__Given records__
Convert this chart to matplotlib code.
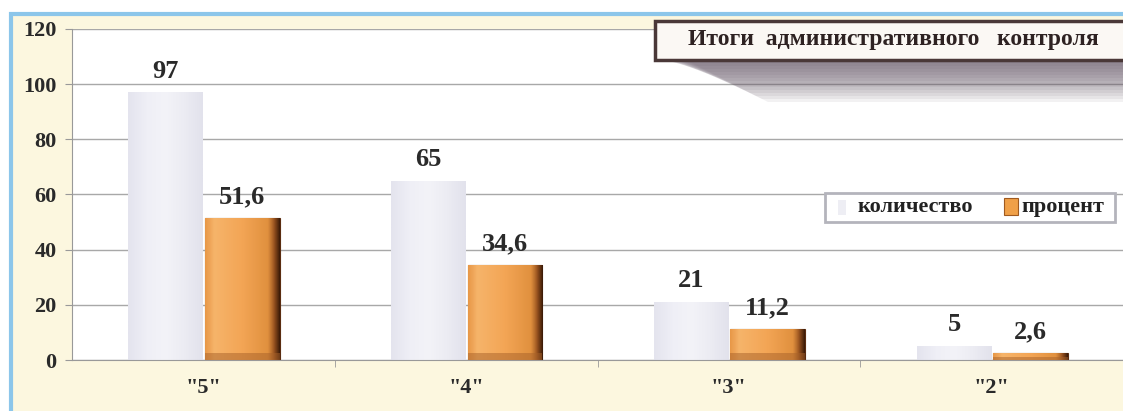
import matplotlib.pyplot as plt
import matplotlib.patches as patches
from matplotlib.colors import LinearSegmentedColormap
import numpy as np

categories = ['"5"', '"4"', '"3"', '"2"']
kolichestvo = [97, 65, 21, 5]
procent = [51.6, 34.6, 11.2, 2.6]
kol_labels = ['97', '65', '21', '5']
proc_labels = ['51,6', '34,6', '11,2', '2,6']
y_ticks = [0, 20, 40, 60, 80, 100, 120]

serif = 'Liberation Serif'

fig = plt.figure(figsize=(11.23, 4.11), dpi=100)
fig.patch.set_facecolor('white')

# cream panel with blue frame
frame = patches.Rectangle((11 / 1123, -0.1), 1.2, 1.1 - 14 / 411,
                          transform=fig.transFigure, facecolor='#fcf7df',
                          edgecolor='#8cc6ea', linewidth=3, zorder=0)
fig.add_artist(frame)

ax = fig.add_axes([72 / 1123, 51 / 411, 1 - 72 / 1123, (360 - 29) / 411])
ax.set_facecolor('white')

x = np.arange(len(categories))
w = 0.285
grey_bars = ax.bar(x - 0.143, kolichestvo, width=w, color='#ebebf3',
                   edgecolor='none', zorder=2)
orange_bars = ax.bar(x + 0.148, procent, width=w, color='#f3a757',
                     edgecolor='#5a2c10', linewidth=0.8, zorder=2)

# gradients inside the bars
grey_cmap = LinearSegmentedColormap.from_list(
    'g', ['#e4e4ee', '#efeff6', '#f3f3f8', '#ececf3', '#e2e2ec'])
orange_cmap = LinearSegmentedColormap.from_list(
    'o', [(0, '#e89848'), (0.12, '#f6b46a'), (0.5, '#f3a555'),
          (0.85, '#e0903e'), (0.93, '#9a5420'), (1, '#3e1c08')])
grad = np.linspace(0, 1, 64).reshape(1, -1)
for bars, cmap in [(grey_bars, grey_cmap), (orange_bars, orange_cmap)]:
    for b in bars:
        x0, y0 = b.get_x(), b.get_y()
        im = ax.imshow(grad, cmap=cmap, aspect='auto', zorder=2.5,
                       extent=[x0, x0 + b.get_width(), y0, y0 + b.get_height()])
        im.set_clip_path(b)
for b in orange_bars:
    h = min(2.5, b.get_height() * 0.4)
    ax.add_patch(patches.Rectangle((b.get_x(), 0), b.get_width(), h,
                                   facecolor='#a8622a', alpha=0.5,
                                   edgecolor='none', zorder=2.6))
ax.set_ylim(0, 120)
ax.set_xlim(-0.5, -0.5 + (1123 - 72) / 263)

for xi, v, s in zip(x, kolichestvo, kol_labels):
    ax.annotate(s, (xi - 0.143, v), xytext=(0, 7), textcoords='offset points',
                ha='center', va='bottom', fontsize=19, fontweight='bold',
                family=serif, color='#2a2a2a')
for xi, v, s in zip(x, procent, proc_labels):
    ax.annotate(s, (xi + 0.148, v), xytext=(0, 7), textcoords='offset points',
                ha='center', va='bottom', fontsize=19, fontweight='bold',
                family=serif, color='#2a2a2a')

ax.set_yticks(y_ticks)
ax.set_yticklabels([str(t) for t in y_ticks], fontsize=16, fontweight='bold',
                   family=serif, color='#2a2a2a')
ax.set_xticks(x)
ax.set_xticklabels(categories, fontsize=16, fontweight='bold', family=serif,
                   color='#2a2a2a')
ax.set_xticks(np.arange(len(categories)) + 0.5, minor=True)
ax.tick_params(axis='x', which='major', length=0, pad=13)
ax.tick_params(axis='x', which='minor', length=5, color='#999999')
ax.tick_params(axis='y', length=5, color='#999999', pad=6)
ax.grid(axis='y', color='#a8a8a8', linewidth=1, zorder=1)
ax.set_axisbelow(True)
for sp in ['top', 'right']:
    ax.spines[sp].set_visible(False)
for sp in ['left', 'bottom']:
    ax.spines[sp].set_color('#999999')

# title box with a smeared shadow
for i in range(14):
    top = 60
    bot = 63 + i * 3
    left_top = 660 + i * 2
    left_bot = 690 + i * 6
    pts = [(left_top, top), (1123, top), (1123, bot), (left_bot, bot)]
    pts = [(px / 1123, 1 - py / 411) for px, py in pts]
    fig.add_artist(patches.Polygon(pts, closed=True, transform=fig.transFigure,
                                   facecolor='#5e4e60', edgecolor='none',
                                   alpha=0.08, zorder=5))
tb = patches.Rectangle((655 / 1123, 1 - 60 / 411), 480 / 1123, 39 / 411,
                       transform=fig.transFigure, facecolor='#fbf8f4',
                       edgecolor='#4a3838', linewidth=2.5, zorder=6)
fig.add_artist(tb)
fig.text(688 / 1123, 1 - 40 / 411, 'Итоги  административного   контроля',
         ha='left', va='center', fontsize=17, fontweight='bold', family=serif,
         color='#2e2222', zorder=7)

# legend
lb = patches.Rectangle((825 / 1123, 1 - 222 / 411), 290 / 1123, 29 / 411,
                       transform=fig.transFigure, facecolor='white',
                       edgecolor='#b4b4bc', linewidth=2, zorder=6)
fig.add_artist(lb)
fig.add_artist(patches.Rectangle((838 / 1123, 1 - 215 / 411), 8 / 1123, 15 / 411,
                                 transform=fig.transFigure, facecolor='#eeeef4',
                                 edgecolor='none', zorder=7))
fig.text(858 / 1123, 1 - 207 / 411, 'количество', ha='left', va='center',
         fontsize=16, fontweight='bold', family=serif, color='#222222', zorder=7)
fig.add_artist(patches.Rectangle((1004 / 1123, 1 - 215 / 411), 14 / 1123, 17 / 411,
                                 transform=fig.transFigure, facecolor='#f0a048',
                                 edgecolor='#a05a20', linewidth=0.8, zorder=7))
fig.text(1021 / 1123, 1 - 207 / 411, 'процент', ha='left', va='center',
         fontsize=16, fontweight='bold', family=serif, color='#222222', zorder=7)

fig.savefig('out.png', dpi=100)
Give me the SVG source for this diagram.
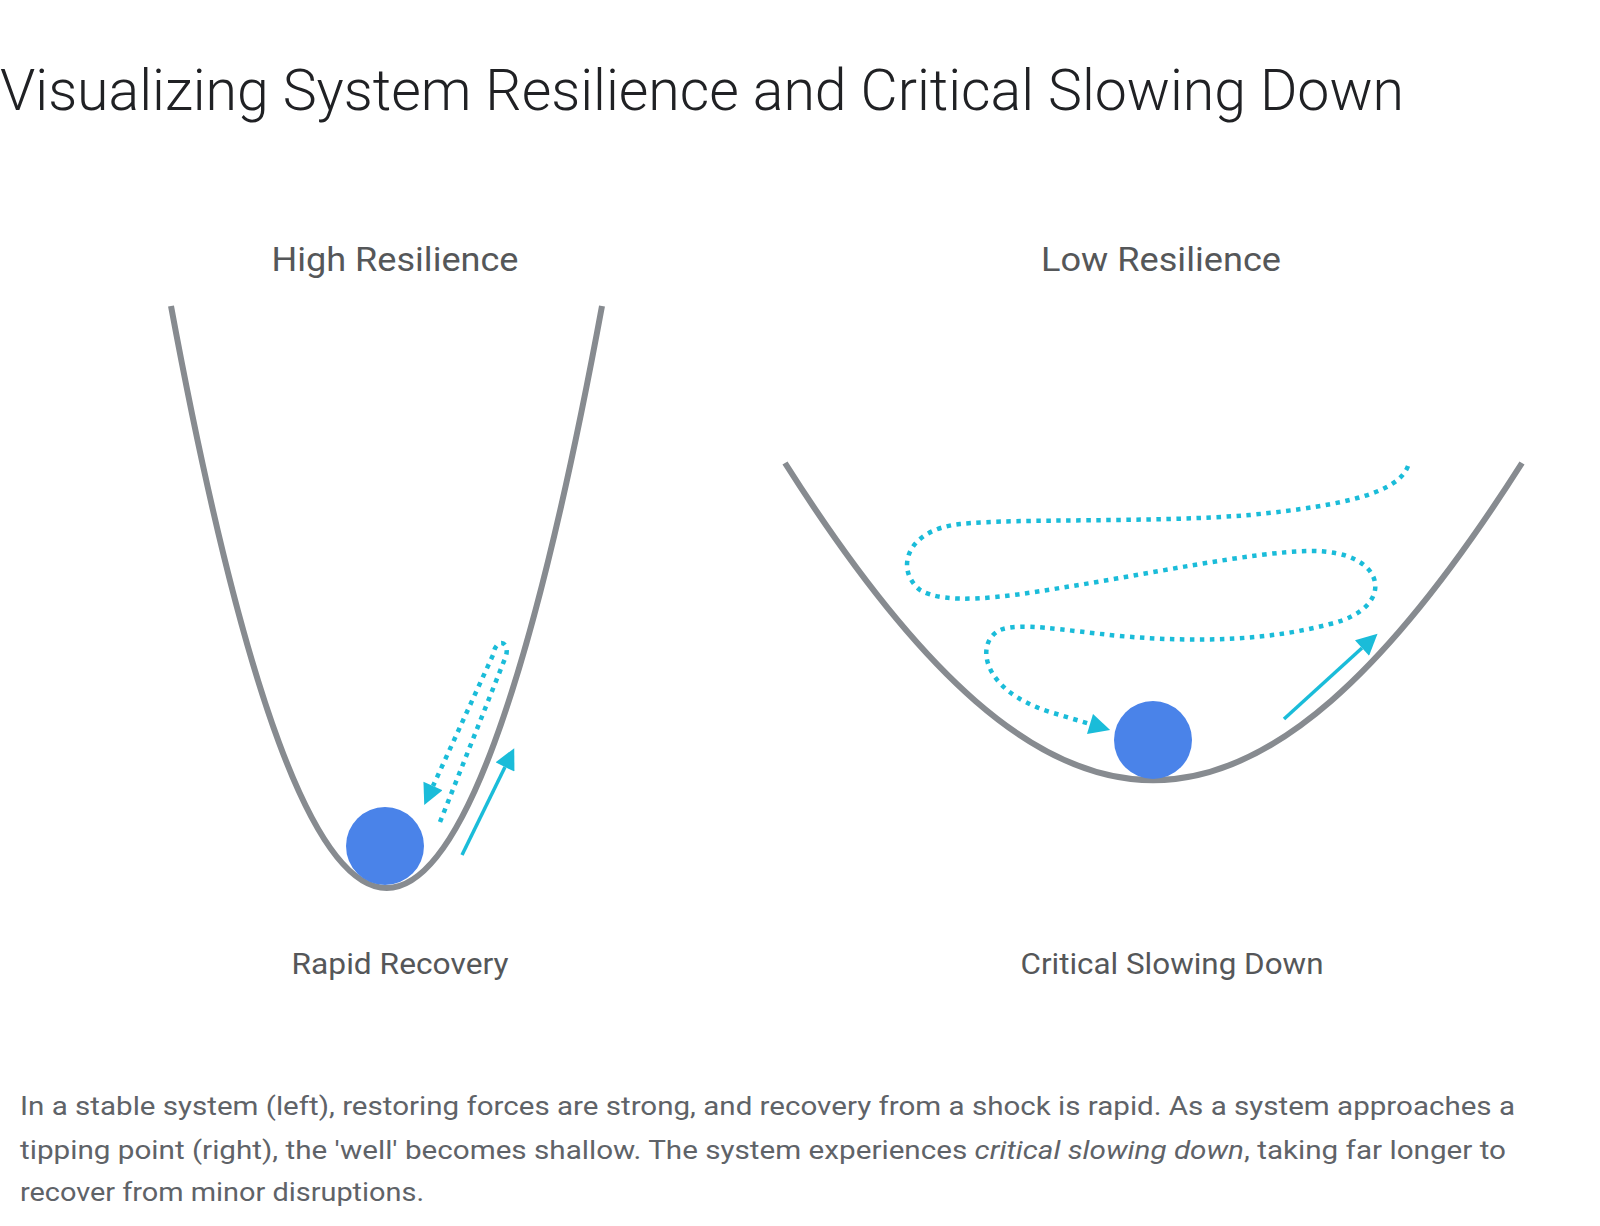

---

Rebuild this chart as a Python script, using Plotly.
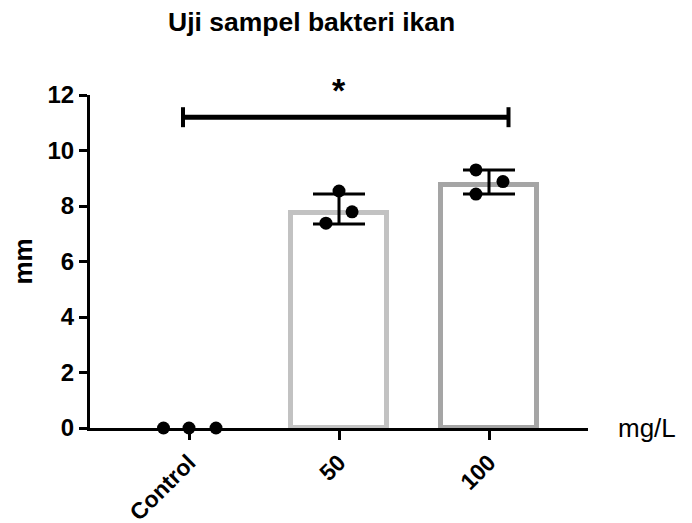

...

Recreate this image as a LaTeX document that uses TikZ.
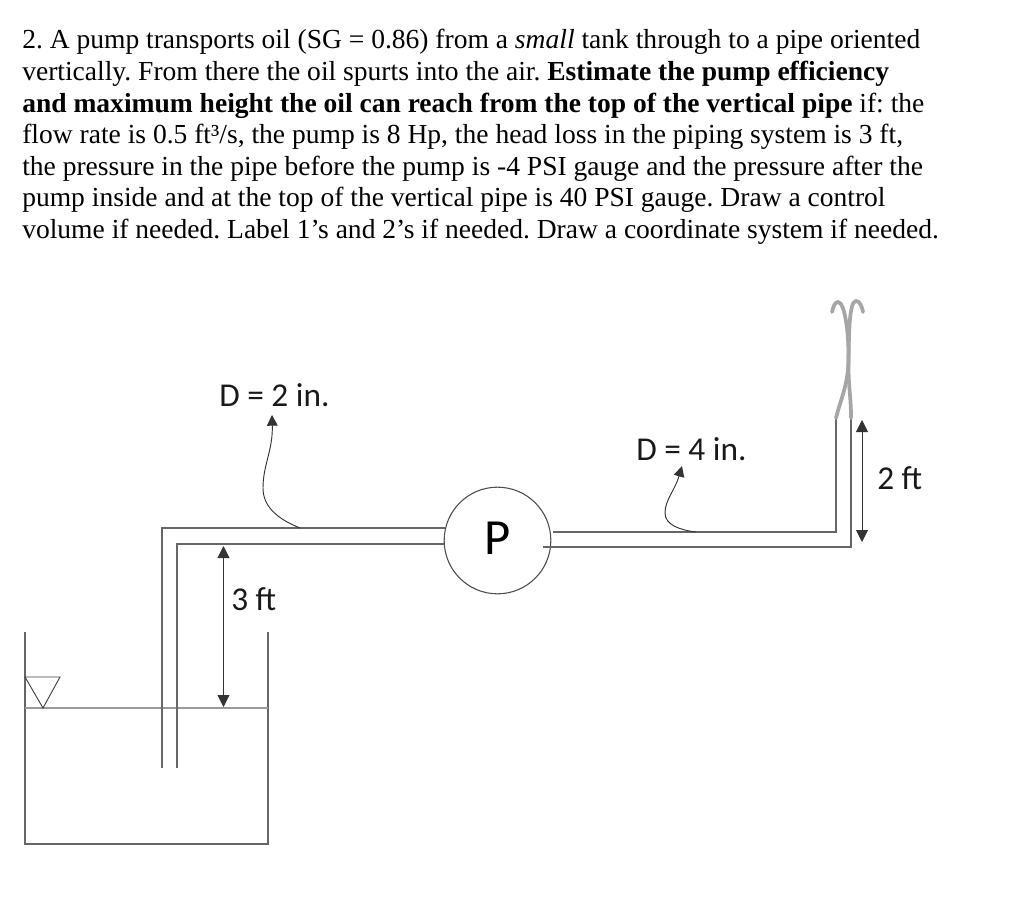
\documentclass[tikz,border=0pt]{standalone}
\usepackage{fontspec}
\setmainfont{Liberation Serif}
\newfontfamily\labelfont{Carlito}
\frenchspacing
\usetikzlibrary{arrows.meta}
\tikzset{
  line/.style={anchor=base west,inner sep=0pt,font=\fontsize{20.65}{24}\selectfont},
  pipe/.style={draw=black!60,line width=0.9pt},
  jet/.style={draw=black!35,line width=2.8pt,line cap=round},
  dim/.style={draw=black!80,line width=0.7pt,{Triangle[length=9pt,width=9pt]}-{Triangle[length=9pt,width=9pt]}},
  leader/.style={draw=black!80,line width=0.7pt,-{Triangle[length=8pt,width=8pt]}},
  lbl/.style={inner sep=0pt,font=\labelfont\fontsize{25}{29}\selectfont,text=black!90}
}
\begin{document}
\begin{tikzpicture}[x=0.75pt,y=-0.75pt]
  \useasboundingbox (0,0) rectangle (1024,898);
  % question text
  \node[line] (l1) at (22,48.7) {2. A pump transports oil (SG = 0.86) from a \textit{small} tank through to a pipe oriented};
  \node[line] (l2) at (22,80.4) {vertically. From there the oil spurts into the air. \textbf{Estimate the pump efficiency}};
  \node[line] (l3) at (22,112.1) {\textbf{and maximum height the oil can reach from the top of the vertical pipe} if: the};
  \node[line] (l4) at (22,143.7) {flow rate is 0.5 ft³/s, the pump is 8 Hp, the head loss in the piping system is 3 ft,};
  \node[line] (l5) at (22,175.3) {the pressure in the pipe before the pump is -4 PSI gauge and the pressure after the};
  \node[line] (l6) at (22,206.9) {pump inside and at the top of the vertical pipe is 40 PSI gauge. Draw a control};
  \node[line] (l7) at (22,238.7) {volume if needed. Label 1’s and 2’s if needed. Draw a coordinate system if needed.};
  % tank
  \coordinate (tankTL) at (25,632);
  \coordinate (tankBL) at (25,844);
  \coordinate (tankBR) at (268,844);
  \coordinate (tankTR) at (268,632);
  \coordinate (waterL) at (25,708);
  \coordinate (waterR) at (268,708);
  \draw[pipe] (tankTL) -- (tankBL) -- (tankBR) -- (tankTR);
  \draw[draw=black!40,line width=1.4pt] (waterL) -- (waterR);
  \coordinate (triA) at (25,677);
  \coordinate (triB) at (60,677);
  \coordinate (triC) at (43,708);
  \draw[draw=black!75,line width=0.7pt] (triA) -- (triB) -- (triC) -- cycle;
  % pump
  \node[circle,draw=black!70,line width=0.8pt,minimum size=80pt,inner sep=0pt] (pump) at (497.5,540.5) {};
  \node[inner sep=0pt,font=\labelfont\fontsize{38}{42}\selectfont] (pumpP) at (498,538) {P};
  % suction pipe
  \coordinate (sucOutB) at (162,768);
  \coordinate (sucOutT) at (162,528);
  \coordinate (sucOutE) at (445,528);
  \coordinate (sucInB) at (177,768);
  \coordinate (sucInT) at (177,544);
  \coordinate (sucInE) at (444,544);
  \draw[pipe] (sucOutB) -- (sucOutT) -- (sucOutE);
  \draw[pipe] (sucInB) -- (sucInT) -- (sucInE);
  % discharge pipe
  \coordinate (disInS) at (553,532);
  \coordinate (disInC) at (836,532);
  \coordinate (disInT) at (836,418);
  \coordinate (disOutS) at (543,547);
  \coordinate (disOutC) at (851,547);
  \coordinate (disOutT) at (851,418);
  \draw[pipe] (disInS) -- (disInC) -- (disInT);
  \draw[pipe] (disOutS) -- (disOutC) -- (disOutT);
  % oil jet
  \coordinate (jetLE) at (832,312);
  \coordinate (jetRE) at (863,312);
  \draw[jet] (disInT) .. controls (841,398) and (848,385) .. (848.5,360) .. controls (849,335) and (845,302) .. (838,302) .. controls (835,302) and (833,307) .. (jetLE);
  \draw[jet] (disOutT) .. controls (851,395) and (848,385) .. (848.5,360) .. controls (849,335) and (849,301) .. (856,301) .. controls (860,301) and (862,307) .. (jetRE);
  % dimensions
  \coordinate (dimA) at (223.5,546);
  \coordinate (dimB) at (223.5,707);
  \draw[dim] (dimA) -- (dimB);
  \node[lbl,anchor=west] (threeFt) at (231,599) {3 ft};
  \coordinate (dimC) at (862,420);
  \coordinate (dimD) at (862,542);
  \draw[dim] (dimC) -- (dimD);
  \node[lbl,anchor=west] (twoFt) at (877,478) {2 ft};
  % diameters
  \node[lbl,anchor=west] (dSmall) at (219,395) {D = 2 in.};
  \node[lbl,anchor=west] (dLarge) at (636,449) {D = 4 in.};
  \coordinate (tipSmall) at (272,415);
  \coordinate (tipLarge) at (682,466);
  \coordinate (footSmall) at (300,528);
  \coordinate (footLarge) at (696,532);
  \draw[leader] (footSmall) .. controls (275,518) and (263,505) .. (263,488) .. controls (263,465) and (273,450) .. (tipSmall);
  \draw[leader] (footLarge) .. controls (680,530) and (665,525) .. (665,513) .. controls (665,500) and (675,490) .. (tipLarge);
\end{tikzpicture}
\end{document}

__Task description__
Where does the word "this" appear? Return each line that holds it.

__Complete answer__
Convert this chart to matplotlib code.
Give me the SVG source for this diagram.
Rebuild this chart as a Python script, using Plotly.
Recreate this image as a LaTeX document that uses TikZ.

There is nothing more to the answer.